Exposer l’étrangeté humaine

Ernest DOUDART DE LAGRÉE, Francis GARNIER, Voyage d'exploration en Indo-Chine... 1873.

 

Autant que pour la nature, l’exploration de nouvelles régions du monde suscite la curiosité pour les nouvelles formes d’humanité découvertes. Ici aussi, le recours à l’image permet d’attester la véracité d’observations surprenantes, et d’offrir au lecteur le spectacle fascinant de l’étrangeté des peuples jugés sauvages, que ce soit pour se rassurer sur sa propre humanité, ou au contraire pour s’en inquiéter.

Descriptions et illustrations s’attachent en effet aux comportements susceptibles de choquer le public européen, en insistant par exemple sur les pratiques religieuses, assimilées à des superstitions. La représentation des costumes est un autre passage obligé, surtout aux XVIIe et XVIIIe siècles, qui semble dénoter le degré de civilisation des sociétés décrites. L’habillement offre par ailleurs un critère utile pour opérer les distinctions entre les cultures et, en leur sein, entre les identités sociales ; son enregistrement visuel devient un moyen de répertorier la diversité humaine et d’amorcer des comparaisons.
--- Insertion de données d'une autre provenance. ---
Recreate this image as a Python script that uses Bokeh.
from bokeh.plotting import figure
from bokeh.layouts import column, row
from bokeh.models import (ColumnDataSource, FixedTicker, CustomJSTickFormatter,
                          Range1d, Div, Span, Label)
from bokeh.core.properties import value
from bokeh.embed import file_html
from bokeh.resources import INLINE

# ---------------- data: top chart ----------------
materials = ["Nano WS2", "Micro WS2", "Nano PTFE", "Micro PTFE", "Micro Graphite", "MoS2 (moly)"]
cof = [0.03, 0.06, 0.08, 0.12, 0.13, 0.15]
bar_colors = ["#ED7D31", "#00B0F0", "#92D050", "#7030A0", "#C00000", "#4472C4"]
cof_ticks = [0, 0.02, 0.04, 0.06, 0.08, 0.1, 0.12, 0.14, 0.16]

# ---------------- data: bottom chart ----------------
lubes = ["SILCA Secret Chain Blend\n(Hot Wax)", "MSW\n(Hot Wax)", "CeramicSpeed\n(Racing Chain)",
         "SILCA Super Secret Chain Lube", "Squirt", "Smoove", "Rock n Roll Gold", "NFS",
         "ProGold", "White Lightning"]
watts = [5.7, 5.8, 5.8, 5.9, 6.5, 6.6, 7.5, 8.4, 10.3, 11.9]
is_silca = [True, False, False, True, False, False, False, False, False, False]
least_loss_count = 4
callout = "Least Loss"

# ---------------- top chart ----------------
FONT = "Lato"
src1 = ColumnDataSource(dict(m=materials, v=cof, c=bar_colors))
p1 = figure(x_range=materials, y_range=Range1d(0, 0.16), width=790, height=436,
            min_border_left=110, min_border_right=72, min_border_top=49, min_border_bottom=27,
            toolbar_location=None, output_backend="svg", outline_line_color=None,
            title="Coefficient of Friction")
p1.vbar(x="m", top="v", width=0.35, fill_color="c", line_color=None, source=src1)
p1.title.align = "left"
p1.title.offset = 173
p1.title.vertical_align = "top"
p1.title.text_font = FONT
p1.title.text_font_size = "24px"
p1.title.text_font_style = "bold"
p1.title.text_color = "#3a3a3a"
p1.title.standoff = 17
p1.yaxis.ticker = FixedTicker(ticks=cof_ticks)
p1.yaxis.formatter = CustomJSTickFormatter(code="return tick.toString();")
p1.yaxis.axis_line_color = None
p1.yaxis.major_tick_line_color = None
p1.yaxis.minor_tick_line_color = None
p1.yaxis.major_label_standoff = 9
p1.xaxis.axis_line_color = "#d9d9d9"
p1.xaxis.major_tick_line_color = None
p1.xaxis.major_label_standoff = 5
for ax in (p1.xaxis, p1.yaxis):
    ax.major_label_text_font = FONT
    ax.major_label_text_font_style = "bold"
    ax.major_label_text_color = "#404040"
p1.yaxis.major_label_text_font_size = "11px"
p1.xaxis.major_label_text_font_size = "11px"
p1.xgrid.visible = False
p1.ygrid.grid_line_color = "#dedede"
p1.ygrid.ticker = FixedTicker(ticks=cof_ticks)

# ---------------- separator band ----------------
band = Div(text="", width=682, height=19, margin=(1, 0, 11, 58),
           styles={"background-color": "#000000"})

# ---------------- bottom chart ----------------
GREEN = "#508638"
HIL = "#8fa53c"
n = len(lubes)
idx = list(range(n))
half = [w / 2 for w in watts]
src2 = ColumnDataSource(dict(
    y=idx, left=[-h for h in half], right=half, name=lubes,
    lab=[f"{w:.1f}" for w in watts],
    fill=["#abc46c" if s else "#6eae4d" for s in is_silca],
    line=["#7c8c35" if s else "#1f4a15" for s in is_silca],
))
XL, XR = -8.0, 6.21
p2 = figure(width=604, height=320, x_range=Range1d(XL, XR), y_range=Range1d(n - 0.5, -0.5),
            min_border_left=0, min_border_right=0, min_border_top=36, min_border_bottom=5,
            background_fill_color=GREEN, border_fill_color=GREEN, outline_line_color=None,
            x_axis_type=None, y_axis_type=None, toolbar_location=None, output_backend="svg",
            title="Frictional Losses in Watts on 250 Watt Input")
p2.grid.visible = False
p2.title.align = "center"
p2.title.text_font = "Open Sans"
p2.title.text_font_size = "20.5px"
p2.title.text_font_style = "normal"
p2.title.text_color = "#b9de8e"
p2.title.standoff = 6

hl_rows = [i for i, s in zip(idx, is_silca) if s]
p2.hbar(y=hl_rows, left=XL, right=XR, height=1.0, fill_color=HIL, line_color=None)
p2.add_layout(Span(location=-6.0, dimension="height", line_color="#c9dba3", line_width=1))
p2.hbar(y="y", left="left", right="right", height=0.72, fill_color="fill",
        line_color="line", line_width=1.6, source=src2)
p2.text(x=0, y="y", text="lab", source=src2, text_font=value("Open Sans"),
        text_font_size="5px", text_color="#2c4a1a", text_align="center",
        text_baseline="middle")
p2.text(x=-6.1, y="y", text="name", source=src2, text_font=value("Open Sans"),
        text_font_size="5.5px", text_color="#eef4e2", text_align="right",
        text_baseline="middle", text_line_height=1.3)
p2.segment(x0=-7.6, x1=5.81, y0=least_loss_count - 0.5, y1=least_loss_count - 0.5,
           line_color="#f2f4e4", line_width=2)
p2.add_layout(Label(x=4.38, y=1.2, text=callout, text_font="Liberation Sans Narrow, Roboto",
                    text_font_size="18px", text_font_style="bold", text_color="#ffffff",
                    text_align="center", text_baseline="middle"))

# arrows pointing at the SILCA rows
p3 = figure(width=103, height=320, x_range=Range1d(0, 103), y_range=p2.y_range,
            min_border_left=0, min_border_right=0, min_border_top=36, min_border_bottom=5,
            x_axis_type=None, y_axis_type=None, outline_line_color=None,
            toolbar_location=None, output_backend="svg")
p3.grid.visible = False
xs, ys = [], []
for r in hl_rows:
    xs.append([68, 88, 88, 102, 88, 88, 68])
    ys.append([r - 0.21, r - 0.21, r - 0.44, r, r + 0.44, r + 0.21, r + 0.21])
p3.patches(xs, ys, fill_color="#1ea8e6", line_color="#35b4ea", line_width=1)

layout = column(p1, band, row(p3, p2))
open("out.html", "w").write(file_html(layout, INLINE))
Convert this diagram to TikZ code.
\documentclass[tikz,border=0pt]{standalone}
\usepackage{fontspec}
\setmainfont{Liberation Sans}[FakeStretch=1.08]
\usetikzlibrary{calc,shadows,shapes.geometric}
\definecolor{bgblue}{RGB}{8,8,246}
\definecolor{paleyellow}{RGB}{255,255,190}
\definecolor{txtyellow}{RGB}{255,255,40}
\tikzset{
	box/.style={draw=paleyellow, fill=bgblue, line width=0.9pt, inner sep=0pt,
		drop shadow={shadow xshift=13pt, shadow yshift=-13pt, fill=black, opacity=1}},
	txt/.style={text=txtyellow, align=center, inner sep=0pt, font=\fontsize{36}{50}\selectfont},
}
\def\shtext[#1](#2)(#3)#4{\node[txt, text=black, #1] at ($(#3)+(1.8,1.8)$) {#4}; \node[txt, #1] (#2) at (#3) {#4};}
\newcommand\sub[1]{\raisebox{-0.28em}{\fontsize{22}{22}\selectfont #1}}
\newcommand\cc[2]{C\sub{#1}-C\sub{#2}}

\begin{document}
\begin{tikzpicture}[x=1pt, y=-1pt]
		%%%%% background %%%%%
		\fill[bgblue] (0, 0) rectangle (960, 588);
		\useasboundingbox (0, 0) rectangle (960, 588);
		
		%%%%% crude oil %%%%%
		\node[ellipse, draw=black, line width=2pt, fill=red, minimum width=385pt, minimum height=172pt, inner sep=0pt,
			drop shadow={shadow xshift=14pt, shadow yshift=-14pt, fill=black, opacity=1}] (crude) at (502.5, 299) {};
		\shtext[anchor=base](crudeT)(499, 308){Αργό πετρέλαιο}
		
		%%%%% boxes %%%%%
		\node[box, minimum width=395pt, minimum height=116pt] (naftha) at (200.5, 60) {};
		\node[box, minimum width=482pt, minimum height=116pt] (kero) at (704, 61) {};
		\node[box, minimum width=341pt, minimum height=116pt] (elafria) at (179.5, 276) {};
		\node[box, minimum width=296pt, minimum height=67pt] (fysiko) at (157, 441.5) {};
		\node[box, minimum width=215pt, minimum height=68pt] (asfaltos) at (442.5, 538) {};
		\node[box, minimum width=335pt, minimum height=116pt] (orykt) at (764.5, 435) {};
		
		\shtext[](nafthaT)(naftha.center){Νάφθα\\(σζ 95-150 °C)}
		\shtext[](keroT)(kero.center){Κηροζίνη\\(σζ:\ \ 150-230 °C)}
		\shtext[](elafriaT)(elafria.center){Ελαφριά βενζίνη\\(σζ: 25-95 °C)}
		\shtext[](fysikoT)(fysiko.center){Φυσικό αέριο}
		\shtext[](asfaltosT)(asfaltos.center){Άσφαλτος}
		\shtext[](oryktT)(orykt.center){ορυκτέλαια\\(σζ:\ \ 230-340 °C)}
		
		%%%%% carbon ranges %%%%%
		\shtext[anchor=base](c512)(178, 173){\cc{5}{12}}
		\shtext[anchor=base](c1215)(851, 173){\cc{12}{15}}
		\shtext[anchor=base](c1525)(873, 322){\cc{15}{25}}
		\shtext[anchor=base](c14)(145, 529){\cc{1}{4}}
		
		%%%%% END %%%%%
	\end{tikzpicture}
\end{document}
La mise au point de nouvelles techniques de gravure accompagne ces évolutions. La gravure sur cuivre autorise ainsi plus de précision que la xylographie. La lithographie, inventée à la fin du XVIIIe siècle, ne consistant plus à graver une matrice, mais à dessiner à l’encre grasse sur une pierre calcaire, permet à l’illustrateur de décalquer le dessin d’origine. Sa fidélité est mise au service des nouvelles tentatives de classement qui insistent alors sur l’apparence physique. En particulier, la chromolithographie est utilisée pour consigner les nuances de teint au moment où le développement du racialisme fait de la couleur de peau un critère de classification.

 

67 – Le récit de voyage illustré d’André Thevet au Nouveau Monde

André THEVET, Les singularitez de la France antarctique, autrement nommée Amérique... Paris : chez les héritiers de Maurice de La Porte, 1558. [DELTA 54095 RES]

Le récit que le géographe André Thevet (1516-1590) publie au retour de son voyage d’exploration au Nouveau Monde fournit un précieux témoignage sur la botanique, la zoologie et les coutumes des peuples amérindiens. Récit fondateur de l’ethnographie américaine, il est illustré de quarante et une gravures sur bois attribuées à Jean Cousin, qui montrent certaines pratiques des indigènes comme des scènes de cannibalisme.

 

68 – Le témoignage de Théodore de Bry sur les pratiques cannibales des Tupinamba

Théodore DE BRY, Hans STADEN, Americae tertia pars memorabilem provinciae Brasiliae historiam continens. Francfort-sur-le-Main : Théodore de Bry, 1605. [FOL G 167 INV 209 RES]. L'exemplaire numérisé par John Carter Brown Library date de 1597

Bien qu’il ne se soit pas rendu lui-même en Amérique, Théodore de Bry réalise un grand nombre de gravures (telles que ce festin cannibale), d’après les observations communiquées par des explorateurs comme Hans Staden (1525?-1576?). Ce soldat allemand s’échoue en 1555 au large du Brésil et reste neuf mois captif d’une tribu tupinamba, qui pratique l’anthropophagie rituelle et menace de le dévorer.

 

69 – Un explorateur en immersion totale dans les pays arabes

Carsten NIEBUHR, Voyage en Arabie et en d'autres pays circonvoisins… Tome second... Amsterdam : Steven Jacobus Baalde, 1780. [4 G 764 (3) INV 1134 FA]

Explorateur, cartographe et géographe au service du roi de Danemark, Carsten Niebuhr (1733-1815) participe en 1761 à une expédition scientifique en Égypte, en Arabie et en Syrie, dont il est le seul survivant grâce à son adoption du mode de vie oriental : vêtements, régime alimentaire... Soucieux de comprendre les coutumes et les mentalités arabes, il laisse des observations ethnographiques d’une grande finesse.

 

70 – Une expédition coloniale sur le Mékong

Ernest DOUDART DE LAGREE, Francis GARNIER, Voyage d'exploration en Indo-Chine, effectué pendant les années 1866, 1867 et 1868… Paris : Hachette, 1873. [FOL L SUP 153 RES]

Au début de la colonisation française en Indochine, les officiers de marine Doudart de Lagrée et Francis Garnier remontent le Mékong afin d’examiner la possibilité de rejoindre la Chine par le fleuve et d’en faire une voie propice aux échanges commerciaux. Leur récit, illustré de chromolithographies, décrit les contrées traversées, les peuples rencontrés et les difficultés que l’expédition a dû affronter.